Orang dengan tingkat diferensiasi diri yang tinggi dapat menenangkan diri, berpikir jernih di bawah tekanan, dan tidak mudah terpengaruh oleh kecemasan orang lain. Mereka mampu berpartisipasi dalam hubungan yang intim dan tegang sekalipun, menunjukkan kedewasaan emosional dan kemampuan untuk merespons dengan matang.

Susan, dengan tidak menyadari atau bahkan menolak keberadaan emosinya, cenderung bereaksi secara impulsif daripada merespons dengan pertimbangan. Bereaksi seperti ini seringkali didasari oleh kecemasan dan didorong oleh emosi, sehingga tidak mencerminkan perilaku yang matang. Inilah sikap reaktif.

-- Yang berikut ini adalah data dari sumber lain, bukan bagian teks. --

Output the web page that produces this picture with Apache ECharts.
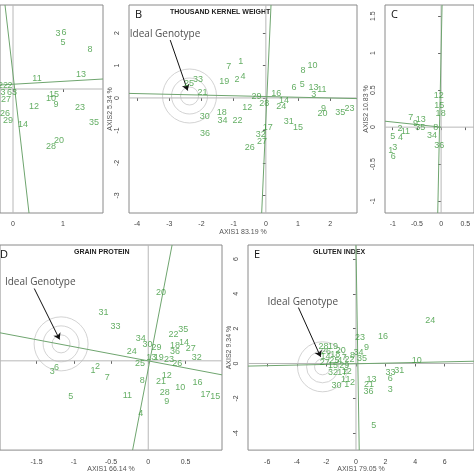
<!DOCTYPE html>
<html><head><meta charset="utf-8">
<script src="https://cdn.jsdelivr.net/npm/echarts@6/dist/echarts.min.js"></script>
<style>html,body{margin:0;padding:0;background:#fff}#c{width:474px;height:474px}</style>
</head><body><div id="c"></div>
<script>
// Genotype scores per panel: [axis1, axis2, label]
const pointsA = [[0.9,1.1,'3'],[1.02,1.12,'6'],[1.0,0.92,'5'],[1.54,0.78,'8'],[0.48,0.2,'11'],[1.36,0.28,'13'],[0.82,-0.12,'15'],[0.76,-0.2,'10'],[0.86,-0.32,'9'],[0.42,-0.36,'12'],[1.34,-0.38,'23'],[1.62,-0.68,'35'],[0.2,-0.72,'14'],[0.92,-1.04,'20'],[0.76,-1.16,'28'],[-0.2,0.06,'22'],[-0.06,0.06,'2'],[-0.2,-0.08,'3'],[-0.02,-0.08,'63'],[-0.14,-0.22,'27'],[-0.16,-0.5,'26'],[-0.1,-0.64,'29']];
const pointsB = [[-0.78,1.11,'1'],[-1.15,0.98,'7'],[-1.29,0.5,'19'],[-0.9,0.58,'2'],[-0.71,0.67,'4'],[-2.11,0.57,'33'],[-2.39,0.44,'25'],[-1.97,0.18,'21'],[-0.29,0.03,'29'],[0.32,0.13,'16'],[-0.05,-0.17,'28'],[0.56,-0.08,'14'],[0.48,-0.25,'24'],[-0.58,-0.3,'12'],[1.15,0.84,'8'],[1.45,1.0,'10'],[0.87,0.33,'6'],[1.13,0.42,'5'],[1.48,0.31,'13'],[1.74,0.25,'11'],[1.49,0.12,'3'],[1.79,-0.31,'9'],[1.76,-0.49,'20'],[2.31,-0.45,'35'],[2.6,-0.33,'23'],[-1.37,-0.44,'18'],[-1.9,-0.56,'30'],[-1.35,-0.69,'34'],[-0.88,-0.7,'22'],[-1.89,-1.1,'36'],[0.71,-0.71,'31'],[1.0,-0.9,'15'],[0.06,-0.9,'17'],[-0.16,-1.12,'32'],[-0.12,-1.34,'27'],[-0.5,-1.54,'26']];
const pointsC = [[-0.63,0.13,'7'],[-0.53,0.05,'9'],[-0.42,0.1,'13'],[-0.43,-0.01,'35'],[-0.85,-0.02,'2'],[-0.74,-0.06,'11'],[-0.84,-0.14,'4'],[-1.0,-0.12,'5'],[-1.04,-0.31,'1'],[-0.96,-0.27,'3'],[-0.99,-0.4,'6'],[-0.11,0.0,'8'],[-0.19,-0.11,'34'],[-0.04,-0.25,'36'],[-0.05,0.43,'12'],[-0.04,0.29,'15'],[-0.01,0.18,'18']];
const pointsD = [[0.17,0.93,'20'],[-0.6,0.65,'31'],[-0.44,0.46,'33'],[0.34,0.36,'22'],[0.47,0.43,'35'],[-0.1,0.3,'34'],[-0.01,0.22,'30'],[0.11,0.18,'29'],[0.36,0.21,'18'],[0.48,0.25,'14'],[0.36,0.13,'36'],[0.57,0.17,'27'],[-0.22,0.13,'24'],[0.04,0.04,'13'],[0.14,0.05,'19'],[0.28,0.02,'23'],[0.39,-0.04,'26'],[0.65,0.04,'32'],[-0.11,-0.04,'25'],[-1.29,-0.14,'3'],[-1.23,-0.09,'6'],[-0.74,-0.13,'1'],[-0.68,-0.08,'2'],[-0.55,-0.23,'7'],[-0.08,-0.27,'8'],[0.25,-0.2,'12'],[0.17,-0.28,'21'],[0.43,-0.36,'10'],[0.66,-0.3,'16'],[0.22,-0.43,'28'],[0.25,-0.55,'9'],[0.77,-0.45,'17'],[0.9,-0.49,'15'],[-1.04,-0.48,'5'],[-0.28,-0.47,'11'],[-0.1,-0.71,'4']];
const pointsE = [[5.03,2.45,'24'],[0.28,1.51,'23'],[1.83,1.55,'16'],[0.71,0.89,'9'],[-2.19,1.0,'28'],[-1.55,1.0,'19'],[-1.03,0.75,'20'],[-2.02,0.66,'26'],[-1.4,0.51,'18'],[0.17,0.62,'34'],[0.41,0.28,'35'],[-0.24,0.43,'8'],[-0.8,0.34,'7'],[-0.43,0.25,'22'],[-2.06,0.38,'14'],[-1.46,0.17,'25'],[-1.1,0.17,'4'],[-2.11,0.06,'27'],[-1.55,-0.09,'15'],[-0.8,-0.13,'29'],[-1.55,-0.51,'32'],[-0.93,-0.51,'17'],[-0.62,-0.47,'12'],[-0.69,-0.92,'11'],[-0.24,-1.08,'2'],[-0.62,-1.23,'1'],[-1.31,-1.28,'30'],[4.11,0.19,'10'],[2.34,-0.51,'33'],[2.93,-0.38,'31'],[2.32,-0.85,'6'],[2.32,-1.51,'3'],[1.05,-0.92,'13'],[0.88,-1.23,'21'],[0.84,-1.6,'36'],[1.21,-3.55,'5']];
// Reference lines per panel: [x1,y1,x2,y2,kind]
const linesA = [[-0.26,0,1.8,0,'g'],[0,-2.48,0,1.68,'g'],[-0.26,0.08,1.8,0.2,'c'],[-0.16,1.68,0.32,-2.48,'c']];
const linesB = [[-4.25,0,2.83,0,'g'],[0,-3.54,0,2.86,'g'],[-4.25,0.14,2.83,-0.02,'c'],[0.16,2.86,-0.13,-3.54,'c']];
const linesC = [[-1.16,0,0.68,0,'g'],[0,-1.16,0,1.65,'g'],[-1.16,0.08,0.0,0.0,'c'],[-0.07,-1.16,0.02,1.65,'c']];
const linesD = [[-1.99,0,0.99,0,'g'],[0,-1.21,0,1.57,'g'],[-1.99,0.38,0.99,-0.19,'c'],[0.32,1.57,-0.21,-1.21,'c']];
const linesE = [[-7.3,0,7.98,0,'g'],[0,-4.97,0,6.8,'g'],[-7.3,-0.15,7.98,0.13,'c'],[0,6.8,0.22,-4.97,'c']];
// Ideal genotype: [cx, cy, textX, textY, arrowFromX, arrowFromY, arrowToX, arrowToY]
const idealB = [-2.37,0.06,-3.13,1.96,-2.97,1.78,-2.43,0.23];
const idealD = [-1.17,0.23,-1.45,1.06,-1.53,0.98,-1.19,0.29];
const idealE = [-2.26,-0.19,-3.6,3.53,-3.89,3.21,-2.39,0.38];
const titles = ['', 'THOUSAND KERNEL WEIGHT', '', 'GRAIN PROTEIN', 'GLUTEN INDEX'];
const letters = ['', 'B', 'C', 'D', 'E'];
const axis1Names = ['', 'AXIS1 83.19 %', '', 'AXIS1 66.14 %', 'AXIS1 79.05 %'];
const axis2Names = ['', 'AXIS2 5.34 %', 'AXIS2 10.83 %', '', 'AXIS2 9.34 %'];

const panels = [
 {rect:[0,5,103,208], x:[-0.26,1.8], y:[-2.48,1.68], pts:pointsA, lines:linesA, noY:true, sx:2},
 {rect:[129,5,228,208], x:[-4.25,2.83], y:[-3.54,2.86], pts:pointsB, lines:linesB, ideal:idealB, r:[18,36,54], sx:6},
 {rect:[385,5,135,208], x:[-1.16,0.68], y:[-1.16,1.65], pts:pointsC, lines:linesC, sx:3},
 {rect:[0,245,222,207], x:[-1.99,0.99], y:[-1.21,1.57], pts:pointsD, lines:linesD, ideal:idealD, r:[18,36,54], noY:true, sx:6},
 {rect:[248,245,272,208], x:[-7.3,7.98], y:[-4.97,6.8], pts:pointsE, lines:linesE, ideal:idealE, r:[16,32,50], sx:8}
];
const green = '#3d9a3d';
const grid=[], xAxis=[], yAxis=[], series=[], graphic=[];
panels.forEach((p,i)=>{
  grid.push({left:p.rect[0], top:p.rect[1], width:p.rect[2], height:p.rect[3], show:true, borderColor:'#8a8a8a', borderWidth:1, containLabel:false});
  const lab = {fontSize:7, color:'#444', fontFamily:'Liberation Sans', showMinLabel:false, showMaxLabel:false};
  xAxis.push({type:'value', gridIndex:i, min:p.x[0], max:p.x[1], splitNumber:p.sx, splitLine:{show:false}, axisLine:{show:false},
    axisTick:{show:true,length:3,lineStyle:{color:'#666'}}, axisLabel:Object.assign({margin:8},lab),
    name:axis1Names[i], nameLocation:'middle', nameGap:3, nameTextStyle:{fontSize:7,color:'#555'}});
  yAxis.push({type:'value', gridIndex:i, min:p.y[0], max:p.y[1], splitNumber:6, splitLine:{show:false}, axisLine:{show:false},
    axisTick:{show:!p.noY,length:3,lineStyle:{color:'#666'}}, axisLabel:Object.assign({margin:8,rotate:90,show:!p.noY},lab),
    name:axis2Names[i], nameLocation:'middle', nameGap:5, nameRotate:90, nameTextStyle:{fontSize:7,color:'#555'}});
  p.lines.forEach(l=>{
    series.push({type:'line', xAxisIndex:i, yAxisIndex:i, data:[[l[0],l[1]],[l[2],l[3]]], symbol:'none', silent:true,
      lineStyle:{color:l[4]==='g'?'#b8b8b8':'#6fa56f', width:1}, z:2});
  });
  if(p.ideal){
    const d=p.ideal;
    p.r.forEach(s=>series.push({type:'scatter', xAxisIndex:i, yAxisIndex:i, data:[[d[0],d[1]]], symbolSize:s,
      itemStyle:{color:'rgba(0,0,0,0)', borderColor:'#c8c8c8', borderWidth:1}, silent:true, z:1}));
    series.push({type:'scatter', xAxisIndex:i, yAxisIndex:i, data:[[d[2],d[3],'Ideal Genotype']], symbolSize:0, silent:true,
      label:{show:true, formatter:'Ideal Genotype', position:'inside', fontSize:10, color:'#222', fontFamily:'Open Sans'},
      markLine:{silent:true, symbol:['none','arrow'], symbolSize:6, label:{show:false}, lineStyle:{color:'#111', width:1, type:'solid'},
        data:[[{coord:[d[4],d[5]]},{coord:[d[6],d[7]]}]]}});
  }
  series.push({type:'scatter', xAxisIndex:i, yAxisIndex:i, data:p.pts, symbolSize:0, silent:true, z:5,
    label:{show:true, formatter:q=>q.data[2], position:'inside', fontSize:9, color:green, fontFamily:'Liberation Sans'}});
  if(titles[i]) graphic.push({type:'text', left: (i===4? 313 : i===1? 170 : 74), top:p.rect[1]+4, style:{text:titles[i], fontSize:7, fontWeight:'bold', fill:'#222', fontFamily:'Liberation Sans'}});
  if(letters[i]) graphic.push({type:'text', left:(i===3?0:p.rect[0]+6), top:p.rect[1]+4, style:{text:letters[i], fontSize:11, fill:'#111', fontFamily:'Open Sans'}});
});
const chart = echarts.init(document.getElementById('c'));
chart.setOption({animation:false, backgroundColor:'#fff', grid, xAxis, yAxis, series, graphic});
</script></body></html>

Sedangkan merespons berarti bertindak dari tempat yang didasari oleh pemikiran logis, pertimbangan matang, dan kesadaran diri, yang merupakan ciri orang dengan diferensiasi diri yang tinggi. Inilah sikap yang proaktif, berfikir terlebih dahulu sebelum bertindak. Dalam kasus Susan, karena dia tidak menyadari, atau bahkan menolak emosinya, justru emosinya yang mengambil alih tindakannya, mengalahkan pikirannya, tanpa Susan sadari! Sikap reaktif sering kali dilakukan tanpa sadar lho.

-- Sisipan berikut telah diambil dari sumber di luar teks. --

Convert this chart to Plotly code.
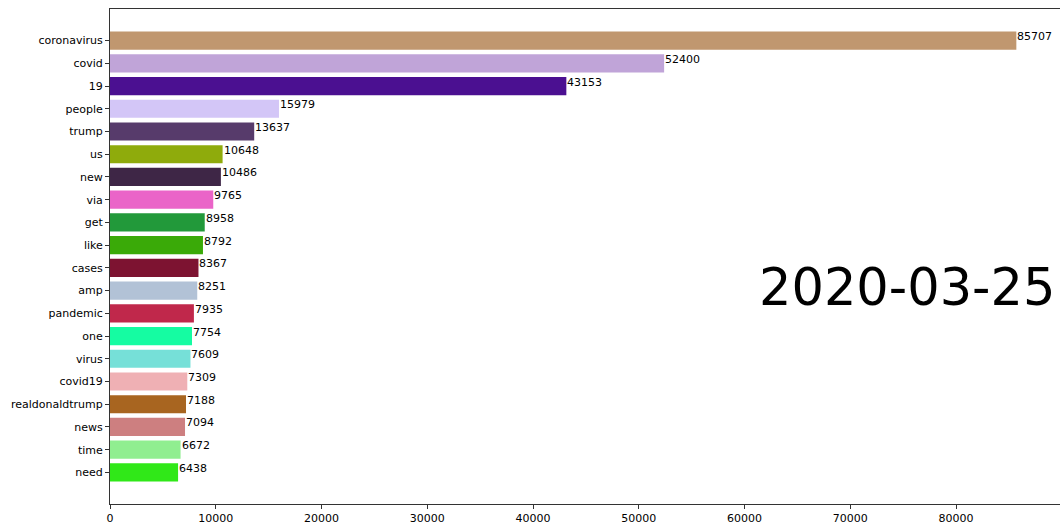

Untuk menciptakan lingkungan kerja yang lebih mendukung dan produktif, Susan perlu mengakui bahwa emosi memiliki peran penting dalam pembuatan keputusan. Dia perlu mengembangkan kesadaran tentang emosinya sendiri dan belajar bagaimana emosi dan pikiran dapat bekerja bersama, bukan berlawanan. Dengan cara ini, Susan dapat menemukan keseimbangan antara merespons situasi dengan cara yang matang dan efektif, sekaligus menjadi pemimpin yang lebih adaptif dan dihormati.

Pengembangan diri Susan dalam mengintegrasikan emosi dan pikiran membutuhkan waktu, refleksi diri, dan kemauan untuk menghadapi serta mengelola emosi yang sulit. Dengan memfokuskan pada pengembangan kedewasaan emosional dan kepemimpinan yang efektif, Susan dapat mengubah lingkungan kerjanya menjadi tempat yang lebih positif, di mana setiap anggota tim merasa dihargai, didengarkan, dan termotivasi untuk memberikan yang terbaik.

Perjalanan Susan mengajarkan kita pentingnya keseimbangan antara emosi dan logika dalam kepemimpinan. Kedewasaan emosional, yang ditandai dengan kemampuan untuk mengintegrasikan emosi dan pikiran, bukan hanya membuat individu menjadi pemimpin yang lebih baik, tetapi juga menciptakan lingkungan kerja yang sehat dan produktif. Dengan mengakui dan memeluk kedua aspek ini, kita dapat meraih keberhasilan tidak hanya dalam karir, tetapi juga dalam setiap aspek kehidupan kita.